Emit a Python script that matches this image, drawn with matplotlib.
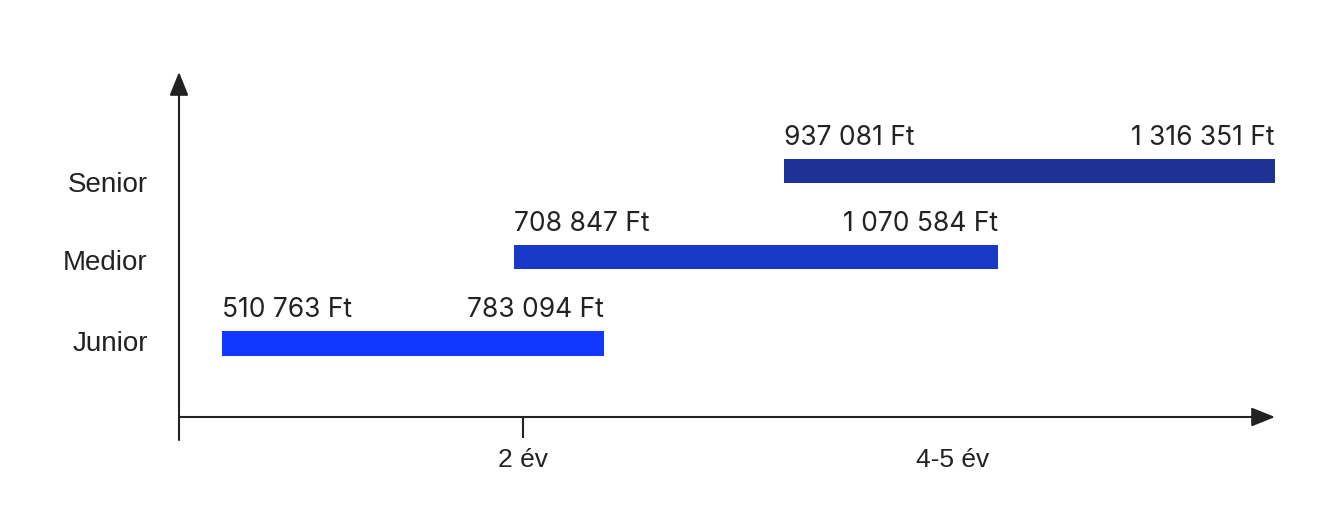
"""Salary ranges by seniority, drawn as floating bars over years of experience."""

import matplotlib.pyplot as plt
from matplotlib.patches import FancyArrowPatch

plt.rcParams["font.family"] = ["Liberation Sans", "DejaVu Sans"]

# Data
levels = ["Junior", "Medior", "Senior"]
start_years = [0.25, 1.95, 3.52]     # bar start (years of experience)
end_years = [2.47, 4.76, 6.37]       # bar end (years of experience)
low_salary = ["510 763 Ft", "708 847 Ft", "937 081 Ft"]
high_salary = ["783 094 Ft", "1 070 584 Ft", "1 316 351 Ft"]
colors = ["#1238FF", "#1838C6", "#1D3294"]
x_ticks = [2, 4.5]
x_tick_labels = ["2 év", "4-5 év"]

TEXT = "#222222"
VALUE_FONT = ["Inter", "DejaVu Sans"]

fig = plt.figure(figsize=(13.4, 5.25), dpi=100, facecolor="white")
ax = fig.add_axes([179 / 1340, 108 / 525, 1096 / 1340, 345 / 525])
ax.set_xlim(0, 6.372)
ax.set_ylim(-0.86, 3.151)

for i, lvl in enumerate(levels):
    ax.barh(i, end_years[i] - start_years[i], left=start_years[i],
            height=0.29, color=colors[i])
    ax.annotate(low_salary[i], (start_years[i], i), xytext=(0, 19),
                textcoords="offset points", ha="left", va="baseline",
                fontsize=19, color=TEXT, family=VALUE_FONT)
    ax.annotate(high_salary[i], (end_years[i], i), xytext=(0, 19),
                textcoords="offset points", ha="right", va="baseline",
                fontsize=19, color=TEXT, family=VALUE_FONT)

# category labels sit slightly off the bar centres in the original
nudge = [-0.01, -0.075, -0.16]
for i, lvl in enumerate(levels):
    ax.annotate(lvl, (0, i + nudge[i]), xycoords=("axes fraction", "data"),
                xytext=(-22.5, 0), textcoords="offset points",
                ha="right", va="center", fontsize=20, color=TEXT)

for s in ax.spines.values():
    s.set_visible(False)
ax.set_yticks([])
ax.set_xticks(x_ticks, x_tick_labels)
ax.tick_params(axis="x", length=15, width=1.5, color=TEXT, pad=7,
               labelsize=19, labelcolor=TEXT)
ax.xaxis.get_major_ticks()[1].tick1line.set_visible(False)

# axes with arrow heads
arrow_kw = dict(arrowstyle="-|>,head_length=0.72,head_width=0.29",
                mutation_scale=20, color=TEXT, lw=1.5,
                transform=ax.transAxes, clip_on=False, shrinkA=0, shrinkB=0)
ax.add_patch(FancyArrowPatch((0, 0), (1, 0), **arrow_kw))
ax.add_patch(FancyArrowPatch((0, -23 / 345), (0, 1), **arrow_kw))

fig.savefig("out.png", dpi=100)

Exercise goal → Return the listing above word for word, with the pictures removed.

Answer below →
Emit a Python script that matches this image, drawn with matplotlib.
"""Salary ranges by seniority, drawn as floating bars over years of experience."""

import matplotlib.pyplot as plt
from matplotlib.patches import FancyArrowPatch

plt.rcParams["font.family"] = ["Liberation Sans", "DejaVu Sans"]

# Data
levels = ["Junior", "Medior", "Senior"]
start_years = [0.25, 1.95, 3.52]     # bar start (years of experience)
end_years = [2.47, 4.76, 6.37]       # bar end (years of experience)
low_salary = ["510 763 Ft", "708 847 Ft", "937 081 Ft"]
high_salary = ["783 094 Ft", "1 070 584 Ft", "1 316 351 Ft"]
colors = ["#1238FF", "#1838C6", "#1D3294"]
x_ticks = [2, 4.5]
x_tick_labels = ["2 év", "4-5 év"]

TEXT = "#222222"
VALUE_FONT = ["Inter", "DejaVu Sans"]

fig = plt.figure(figsize=(13.4, 5.25), dpi=100, facecolor="white")
ax = fig.add_axes([179 / 1340, 108 / 525, 1096 / 1340, 345 / 525])
ax.set_xlim(0, 6.372)
ax.set_ylim(-0.86, 3.151)

for i, lvl in enumerate(levels):
    ax.barh(i, end_years[i] - start_years[i], left=start_years[i],
            height=0.29, color=colors[i])
    ax.annotate(low_salary[i], (start_years[i], i), xytext=(0, 19),
                textcoords="offset points", ha="left", va="baseline",
                fontsize=19, color=TEXT, family=VALUE_FONT)
    ax.annotate(high_salary[i], (end_years[i], i), xytext=(0, 19),
                textcoords="offset points", ha="right", va="baseline",
                fontsize=19, color=TEXT, family=VALUE_FONT)

# category labels sit slightly off the bar centres in the original
nudge = [-0.01, -0.075, -0.16]
for i, lvl in enumerate(levels):
    ax.annotate(lvl, (0, i + nudge[i]), xycoords=("axes fraction", "data"),
                xytext=(-22.5, 0), textcoords="offset points",
                ha="right", va="center", fontsize=20, color=TEXT)

for s in ax.spines.values():
    s.set_visible(False)
ax.set_yticks([])
ax.set_xticks(x_ticks, x_tick_labels)
ax.tick_params(axis="x", length=15, width=1.5, color=TEXT, pad=7,
               labelsize=19, labelcolor=TEXT)
ax.xaxis.get_major_ticks()[1].tick1line.set_visible(False)

# axes with arrow heads
arrow_kw = dict(arrowstyle="-|>,head_length=0.72,head_width=0.29",
                mutation_scale=20, color=TEXT, lw=1.5,
                transform=ax.transAxes, clip_on=False, shrinkA=0, shrinkB=0)
ax.add_patch(FancyArrowPatch((0, 0), (1, 0), **arrow_kw))
ax.add_patch(FancyArrowPatch((0, -23 / 345), (0, 1), **arrow_kw))

fig.savefig("out.png", dpi=100)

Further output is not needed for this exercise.